Cognizability of State Law Claim
The court ultimately determined that Gonzales's claim for breach of the implied covenant of good faith and fair dealing was cognizable. Since the court found that the VW Plan did not fall under ERISA, it concluded that Gonzales's state law claim could be validly pursued. The court noted the importance of allowing the state law claim to proceed as it was not preempted by ERISA, which would otherwise eliminate Gonzales's ability to seek remedies through state law. This ruling was significant because it illustrated the potential for state law claims to coexist alongside ERISA claims when the relevant plans do not meet the criteria for ERISA coverage. The court indicated that further discovery might yield additional facts regarding the administration of the VW Plan, which could impact the applicability of ERISA in the future. However, based on the information presented at that time, the court denied the motion to dismiss Gonzales's breach of the implied covenant claim.
Jury Trial Demand
Lastly, the court addressed Defendants' motion to strike Gonzales's demand for a jury trial.

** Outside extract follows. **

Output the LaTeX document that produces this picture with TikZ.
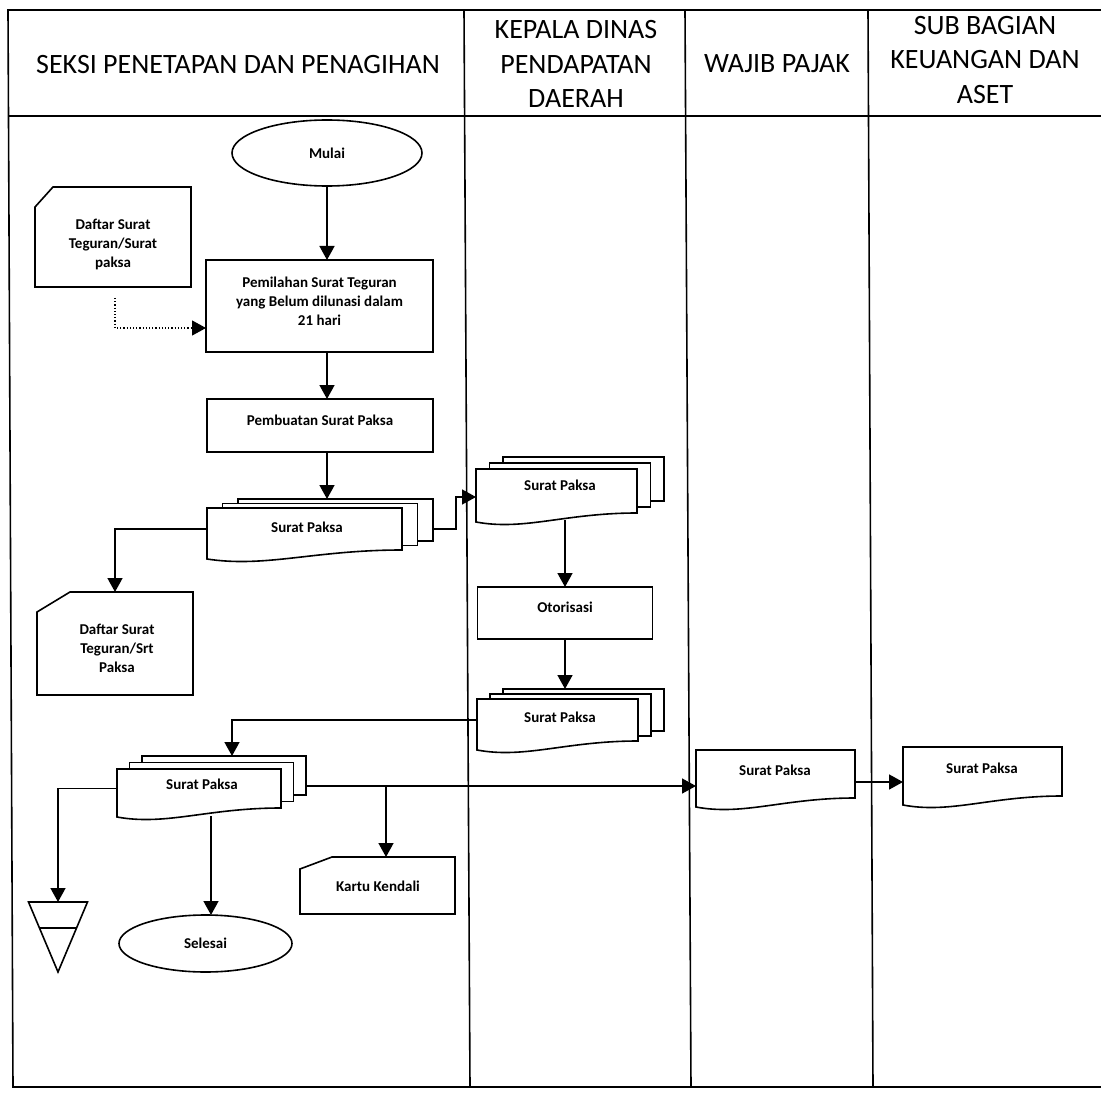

The court clarified that under ERISA, the remedies available to participants or beneficiaries are typically equitable in nature and do not entitle them to a jury trial for claims related to ERISA benefits. Consequently, the court found that Gonzales was not entitled to a jury trial for his ERISA claim regarding the LTD Plan. However, the court also recognized that Gonzales's claims against Provident for breach of the insurance contract and breach of the implied covenant of good faith and fair dealing were not subject to ERISA’s restrictions. Therefore, the court concluded that Gonzales was entitled to a jury trial on those claims. As a result, the court denied the motion to strike Gonzales's jury demand, affirming his right to seek a jury trial on the applicable state law claims.
Conclusion
In conclusion, the court's ruling emphasized the importance of determining whether a plan qualifies as an employee welfare benefit plan under ERISA to assess the applicability of ERISA preemption on state law claims. The court established that the VW Plan could potentially fall within the ERISA safe harbor and that the Defendants did not sufficiently prove that it was subject to ERISA. This ruling allowed Gonzales's state law claim to proceed without being preempted by ERISA. Additionally, the court affirmed Gonzales's right to a jury trial on his claims against Provident, further delineating the boundaries between ERISA claims and state law claims. Overall, the decision highlighted the need for careful consideration of the administration and characteristics of employee benefit plans in the context of ERISA preemption.